System Design Is Not About Drawing Pretty Diagrams
by Eric Hanson, Backend Developer at Clean Systems Consulting
The Diagram Is a Lie
You have been in that meeting. Someone opens a whiteboard tool, draws boxes connected by arrows, labels them "API Gateway," "Service A," "Service B," "Database," and calls it a design. Everyone nods. The diagram looks clean. Nothing in it tells you what happens when Service B goes down, what the write throughput ceiling is, or whether you have chosen the right consistency model for the problem you are actually solving.
System design is a series of decisions under uncertainty. The diagram is just a way to communicate some of those decisions — after you have made them. Treating diagram production as the design process itself is how teams end up with architectures that are aesthetically coherent and operationally broken.
What Design Actually Is
A system design is a set of answers to hard questions. Before any box gets drawn:
- What is the read-to-write ratio, and does it change under load?
- What is the acceptable data loss window — seconds, minutes, zero?
- What is the latency requirement at p99, not just average?
- Which failure modes are tolerable and which are not?
- What does the team have operational experience running?
None of these show up in the diagram. A box labeled "Cache Layer" does not tell you whether you chose Redis with read replicas, a local in-process cache, or a CDN edge cache — and those three choices have completely different operational characteristics, invalidation behaviors, and failure modes.
The decisions are the design. The diagram annotates the decisions for people who weren't in the room.
Where Real Design Happens
Real design happens when you sit with constraints. Consider a system handling financial transactions with these requirements: 10,000 writes per second, strict ordering per account, five-nines availability, auditable history.

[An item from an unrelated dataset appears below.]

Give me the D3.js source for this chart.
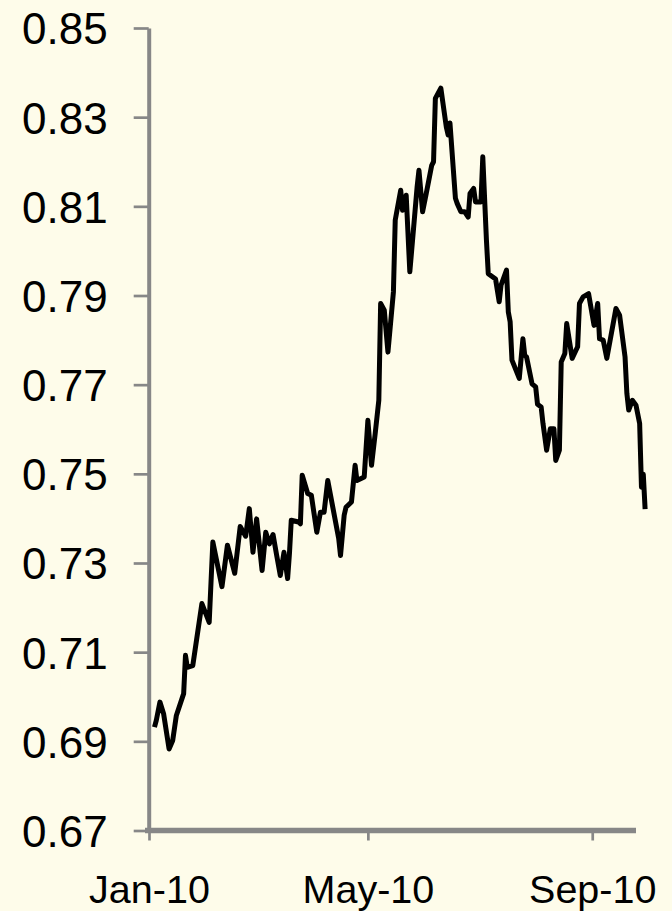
<!DOCTYPE html>
<html>
<head>
<meta charset="utf-8">
<script src="https://cdn.jsdelivr.net/npm/d3@7/dist/d3.min.js"></script>
<style>
  html, body { margin: 0; padding: 0; background: #FEFCEA; }
  svg { display: block; }
  text { font-family: "Liberation Sans", Arial, sans-serif; fill: #000; }
</style>
</head>
<body>
<svg id="chart" width="672" height="911"></svg>
<script>
// ---- data ----
const dates = [
  "2010-01-04","2010-01-05","2010-01-07","2010-01-09","2010-01-12","2010-01-14","2010-01-16","2010-01-20",
  "2010-01-21","2010-01-22","2010-01-25","2010-01-30","2010-02-03","2010-02-05","2010-02-10","2010-02-13",
  "2010-02-17","2010-02-20","2010-02-23","2010-02-25","2010-02-27","2010-03-01","2010-03-04","2010-03-06",
  "2010-03-08","2010-03-10","2010-03-12","2010-03-14","2010-03-16","2010-03-18","2010-03-19","2010-03-20",
  "2010-03-24","2010-03-25","2010-03-26","2010-03-29","2010-03-31","2010-04-03","2010-04-05","2010-04-07",
  "2010-04-09","2010-04-15","2010-04-16","2010-04-18","2010-04-19","2010-04-22","2010-04-24","2010-04-25",
  "2010-04-29","2010-05-01","2010-05-03","2010-05-05","2010-05-07","2010-05-08","2010-05-10","2010-05-12",
  "2010-05-15","2010-05-16","2010-05-19","2010-05-20","2010-05-22","2010-05-24","2010-05-28","2010-05-29",
  "2010-05-31","2010-06-02","2010-06-05","2010-06-06","2010-06-07","2010-06-10","2010-06-13","2010-06-14",
  "2010-06-15","2010-06-18","2010-06-19","2010-06-21","2010-06-23","2010-06-25","2010-06-26","2010-06-28",
  "2010-06-29","2010-07-02","2010-07-03","2010-07-05","2010-07-06","2010-07-10","2010-07-12","2010-07-13",
  "2010-07-16","2010-07-17","2010-07-18","2010-07-19","2010-07-23","2010-07-25","2010-07-26","2010-07-27",
  "2010-07-30","2010-08-01","2010-08-02","2010-08-04","2010-08-05","2010-08-07","2010-08-09","2010-08-11",
  "2010-08-12","2010-08-14","2010-08-15","2010-08-17","2010-08-18","2010-08-21","2010-08-24","2010-08-25",
  "2010-08-27","2010-08-30","2010-09-02","2010-09-04","2010-09-05","2010-09-07","2010-09-09","2010-09-14",
  "2010-09-16","2010-09-19","2010-09-20","2010-09-21","2010-09-23","2010-09-25","2010-09-27","2010-09-28",
  "2010-09-29","2010-09-30"
];
const values = [
  0.6932,0.6947,0.6988,0.6962,0.6883,0.6902,0.6958,0.7007,
  0.7093,0.7066,0.7070,0.7209,0.7167,0.7347,0.7247,0.7340,
  0.7277,0.7382,0.7360,0.7422,0.7324,0.7399,0.7283,0.7369,
  0.7343,0.7364,0.7317,0.7272,0.7324,0.7265,0.7321,0.7396,
  0.7392,0.7388,0.7497,0.7456,0.7452,0.7369,0.7414,0.7414,
  0.7485,0.7355,0.7317,0.7407,0.7425,0.7437,0.7519,0.7485,
  0.7493,0.7620,0.7519,0.7590,0.7665,0.7882,0.7867,0.7773,
  0.7908,0.8069,0.8136,0.8091,0.8125,0.7953,0.8144,0.8181,
  0.8088,0.8129,0.8192,0.8200,0.8342,0.8365,0.8278,0.8260,
  0.8287,0.8118,0.8106,0.8088,0.8088,0.8076,0.8129,0.8140,
  0.8110,0.8110,0.8211,0.8024,0.7949,0.7937,0.7886,0.7923,
  0.7957,0.7863,0.7841,0.7755,0.7714,0.7803,0.7766,0.7762,
  0.7702,0.7695,0.7656,0.7650,0.7613,0.7553,0.7601,0.7601,
  0.7530,0.7553,0.7751,0.7770,0.7837,0.7759,0.7785,0.7882,
  0.7897,0.7904,0.7833,0.7882,0.7803,0.7800,0.7759,0.7871,
  0.7856,0.7762,0.7680,0.7643,0.7665,0.7654,0.7613,0.7470,
  0.7499,0.7421
];
const yTicks = [0.67, 0.69, 0.71, 0.73, 0.75, 0.77, 0.79, 0.81, 0.83, 0.85];
const xTickDates = ["2010-01-01", "2010-05-01", "2010-09-01"];
const xDomain = ["2010-01-01", "2010-09-25"];
const yDomain = [0.67, 0.85];

// ---- drawing ----
const parse = d3.utcParse("%Y-%m-%d");
const data = dates.map((d, i) => ({ date: parse(d), value: values[i] }));

const svg = d3.select("#chart");
const axisColor = "#878787";

const x = d3.scaleUtc().domain(xDomain.map(parse)).range([149, 636]);
const y = d3.scaleLinear().domain(yDomain).range([830.5, 28]);

// Y axis
const yAxis = d3.axisLeft(y)
  .tickValues(yTicks)
  .tickSize(15)
  .tickSizeOuter(0)
  .tickPadding(26)
  .tickFormat(d3.format(".2f"));
const gy = svg.append("g").attr("transform", "translate(148.7,0)").call(yAxis);
gy.select(".domain").attr("stroke", axisColor).attr("stroke-width", 4);
gy.selectAll(".tick line").attr("stroke", axisColor).attr("stroke-width", 2.7);
gy.selectAll(".tick text")
  .attr("font-size", 44)
  .attr("dy", "0.36em")
  .attr("fill", "#000")
  .style("font-family", '"Liberation Sans", Arial, sans-serif');

// X axis
const xAxis = d3.axisBottom(x)
  .tickValues(xTickDates.map(parse))
  .tickSize(10)
  .tickSizeOuter(0)
  .tickPadding(0)
  .tickFormat(d3.utcFormat("%b-%y"));
const gx = svg.append("g").attr("transform", "translate(0,830.5)").call(xAxis);
gx.select(".domain")
  .attr("stroke", axisColor)
  .attr("stroke-width", 5.5)
  .attr("d", `M${x.range()[0] - 4},0H${x.range()[1]}`);
gx.selectAll(".tick line").attr("stroke", axisColor).attr("stroke-width", 2.7);
gx.selectAll(".tick text")
  .attr("font-size", 39.5)
  .attr("y", 72.5)
  .attr("dy", 0)
  .attr("fill", "#000")
  .style("font-family", '"Liberation Sans", Arial, sans-serif');

// Line
const line = d3.line().x(d => x(d.date)).y(d => y(d.value));
svg.append("path")
  .datum(data)
  .attr("fill", "none")
  .attr("stroke", "#000")
  .attr("stroke-width", 5)
  .attr("stroke-linejoin", "round")
  .attr("stroke-linecap", "butt")
  .attr("d", line);
</script>
</body>
</html>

A diagram might show: Client → API → Queue → Worker → DB. That diagram is compatible with dozens of different implementations. The design decisions narrow it:
- The queue must be Kafka with a partition key on account ID to guarantee per-account ordering without a global bottleneck
- The database needs to support serializable isolation or you use optimistic locking with retry logic in the worker
- The worker must be idempotent because Kafka delivery guarantees at-least-once, not exactly-once
- The audit log is an append-only event store, not a mutable record with updated_at timestamps
# Kafka topic config for per-account ordering
num.partitions=128
# partition key = account_id ensures ordering within an account
# across 128 partitions for parallelism
# Worker idempotency check
INSERT INTO transactions (id, account_id, amount, created_at)
VALUES ($1, $2, $3, $4)
ON CONFLICT (id) DO NOTHING;
None of that is visible in the pretty diagram. All of it matters for whether the system works.
The Diagram Test
Here is a useful heuristic: if you can swap out the label on any box in your diagram without changing anything else in the diagram, that box is not designed — it is wished for.

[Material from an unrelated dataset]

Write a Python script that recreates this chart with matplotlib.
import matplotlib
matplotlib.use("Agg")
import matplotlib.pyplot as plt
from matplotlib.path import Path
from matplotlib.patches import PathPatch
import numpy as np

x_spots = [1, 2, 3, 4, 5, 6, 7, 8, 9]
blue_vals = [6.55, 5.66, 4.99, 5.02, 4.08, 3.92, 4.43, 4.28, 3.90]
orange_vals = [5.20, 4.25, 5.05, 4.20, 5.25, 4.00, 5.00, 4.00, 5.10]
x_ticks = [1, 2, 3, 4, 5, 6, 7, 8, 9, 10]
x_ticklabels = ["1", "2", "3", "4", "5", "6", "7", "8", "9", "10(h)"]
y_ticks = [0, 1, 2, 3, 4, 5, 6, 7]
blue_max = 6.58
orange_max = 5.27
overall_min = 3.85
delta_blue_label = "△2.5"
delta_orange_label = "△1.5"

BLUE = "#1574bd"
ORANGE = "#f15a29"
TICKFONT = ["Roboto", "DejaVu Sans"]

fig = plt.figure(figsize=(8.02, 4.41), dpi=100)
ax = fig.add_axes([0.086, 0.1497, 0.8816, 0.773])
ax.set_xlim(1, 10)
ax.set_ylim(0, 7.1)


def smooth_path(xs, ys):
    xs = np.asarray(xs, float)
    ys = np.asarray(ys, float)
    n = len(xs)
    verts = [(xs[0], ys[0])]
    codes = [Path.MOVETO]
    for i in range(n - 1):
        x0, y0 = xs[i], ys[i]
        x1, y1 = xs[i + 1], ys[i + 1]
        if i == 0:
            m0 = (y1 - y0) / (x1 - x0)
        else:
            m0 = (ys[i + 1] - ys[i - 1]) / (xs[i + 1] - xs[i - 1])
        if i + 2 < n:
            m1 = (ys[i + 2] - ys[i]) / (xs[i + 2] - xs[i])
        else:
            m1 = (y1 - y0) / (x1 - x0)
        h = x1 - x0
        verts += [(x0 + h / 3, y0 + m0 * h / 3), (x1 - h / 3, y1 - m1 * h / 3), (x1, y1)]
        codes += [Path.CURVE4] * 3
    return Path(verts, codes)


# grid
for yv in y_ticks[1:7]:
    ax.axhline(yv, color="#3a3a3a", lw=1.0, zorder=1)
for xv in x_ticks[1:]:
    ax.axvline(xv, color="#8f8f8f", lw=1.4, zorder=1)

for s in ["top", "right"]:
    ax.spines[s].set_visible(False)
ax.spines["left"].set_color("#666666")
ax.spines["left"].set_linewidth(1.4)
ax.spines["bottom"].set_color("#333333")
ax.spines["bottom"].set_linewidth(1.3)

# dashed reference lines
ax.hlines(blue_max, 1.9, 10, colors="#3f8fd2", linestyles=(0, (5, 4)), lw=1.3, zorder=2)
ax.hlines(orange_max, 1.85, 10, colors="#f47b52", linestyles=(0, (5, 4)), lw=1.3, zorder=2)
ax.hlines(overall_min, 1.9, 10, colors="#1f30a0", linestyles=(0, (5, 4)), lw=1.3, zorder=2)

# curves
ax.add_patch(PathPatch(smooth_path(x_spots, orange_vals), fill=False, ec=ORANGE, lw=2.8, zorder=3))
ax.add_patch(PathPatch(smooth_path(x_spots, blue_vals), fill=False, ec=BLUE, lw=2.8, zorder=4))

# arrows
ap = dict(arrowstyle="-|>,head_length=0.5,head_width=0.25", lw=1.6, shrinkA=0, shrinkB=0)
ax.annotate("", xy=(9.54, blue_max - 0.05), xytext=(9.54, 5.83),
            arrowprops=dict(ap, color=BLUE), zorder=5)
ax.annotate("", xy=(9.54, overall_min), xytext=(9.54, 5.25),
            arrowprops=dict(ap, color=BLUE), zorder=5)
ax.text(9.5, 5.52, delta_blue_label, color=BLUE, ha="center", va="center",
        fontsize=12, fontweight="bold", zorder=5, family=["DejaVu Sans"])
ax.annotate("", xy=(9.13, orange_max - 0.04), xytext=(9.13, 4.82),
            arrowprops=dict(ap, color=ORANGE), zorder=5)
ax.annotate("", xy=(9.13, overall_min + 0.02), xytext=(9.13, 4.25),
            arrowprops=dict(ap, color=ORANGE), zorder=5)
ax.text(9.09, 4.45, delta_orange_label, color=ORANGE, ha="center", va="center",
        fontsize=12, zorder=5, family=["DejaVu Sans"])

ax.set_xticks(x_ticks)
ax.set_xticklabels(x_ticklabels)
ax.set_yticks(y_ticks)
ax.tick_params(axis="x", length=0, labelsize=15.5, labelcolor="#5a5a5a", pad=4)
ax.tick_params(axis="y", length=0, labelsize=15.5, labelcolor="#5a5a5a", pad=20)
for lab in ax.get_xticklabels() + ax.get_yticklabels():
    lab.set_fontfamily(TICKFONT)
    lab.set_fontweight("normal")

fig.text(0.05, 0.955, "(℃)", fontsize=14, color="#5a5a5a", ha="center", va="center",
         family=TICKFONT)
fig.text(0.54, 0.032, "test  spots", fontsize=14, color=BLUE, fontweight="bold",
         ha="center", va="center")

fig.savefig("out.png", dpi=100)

"Cache" is not a design decision. "Redis 7 with a 60-second TTL on product catalog reads, write-through on mutations, no caching on user-specific data" is a design decision. The former fits in a box. The latter fits in a document that explains the tradeoff you made and why you made it.

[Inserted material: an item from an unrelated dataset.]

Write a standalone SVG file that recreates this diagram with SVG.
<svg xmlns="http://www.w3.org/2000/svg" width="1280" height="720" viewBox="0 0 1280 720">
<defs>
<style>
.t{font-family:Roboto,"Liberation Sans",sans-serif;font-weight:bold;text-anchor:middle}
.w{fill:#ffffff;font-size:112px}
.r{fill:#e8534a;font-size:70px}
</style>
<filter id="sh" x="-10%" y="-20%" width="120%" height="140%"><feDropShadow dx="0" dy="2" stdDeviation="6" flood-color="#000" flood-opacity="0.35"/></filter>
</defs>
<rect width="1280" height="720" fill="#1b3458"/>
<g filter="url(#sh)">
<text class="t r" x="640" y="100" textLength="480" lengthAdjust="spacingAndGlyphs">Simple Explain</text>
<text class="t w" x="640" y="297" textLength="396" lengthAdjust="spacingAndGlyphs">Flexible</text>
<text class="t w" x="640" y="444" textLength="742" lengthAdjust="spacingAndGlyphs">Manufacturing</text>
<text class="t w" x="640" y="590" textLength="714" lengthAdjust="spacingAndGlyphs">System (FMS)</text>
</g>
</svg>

The same applies to every component. "Message Queue" is not a decision. The choice between SQS with FIFO queues versus Kafka versus RabbitMQ with quorum queues involves latency characteristics, durability guarantees, consumer group semantics, and ordering behavior — all of which depend on your specific workload.
What Good Design Documentation Looks Like
The most useful design artifact is not the diagram. It is the Architecture Decision Record (ADR) — a short document capturing the context, the decision, the alternatives considered, and the consequences including the downsides.
# ADR-012: Use Kafka for order event streaming
## Context
Order events must be processed by three downstream consumers
(inventory, billing, analytics) with different throughput requirements.
We need replay capability for backfill and at-least-once delivery.
## Decision
Kafka with consumer groups per downstream service.
## Alternatives Considered
- SQS fan-out via SNS: no replay capability, higher cost at volume
- RabbitMQ: adequate for current load but no built-in replay
## Consequences
- Operational complexity: we need to manage broker, ZooKeeper/KRaft
- Consumers must be idempotent — Kafka does not guarantee exactly-once
without transactions enabled (adds latency we cannot absorb)
- Retention period set to 7 days; backfill beyond that requires S3 offload
That document is worth more than any diagram. It tells the next engineer why the system is the way it is and what you gave up to get there.
The Practical Shift
Stop leading design sessions by asking "what does the architecture look like." Start by asking "what are the hardest constraints we are working within." Write those down first. Let the diagram emerge from the answers, not the other way around.
Draw the diagram last. Write the decisions first. That is the sequence that produces systems that survive contact with production.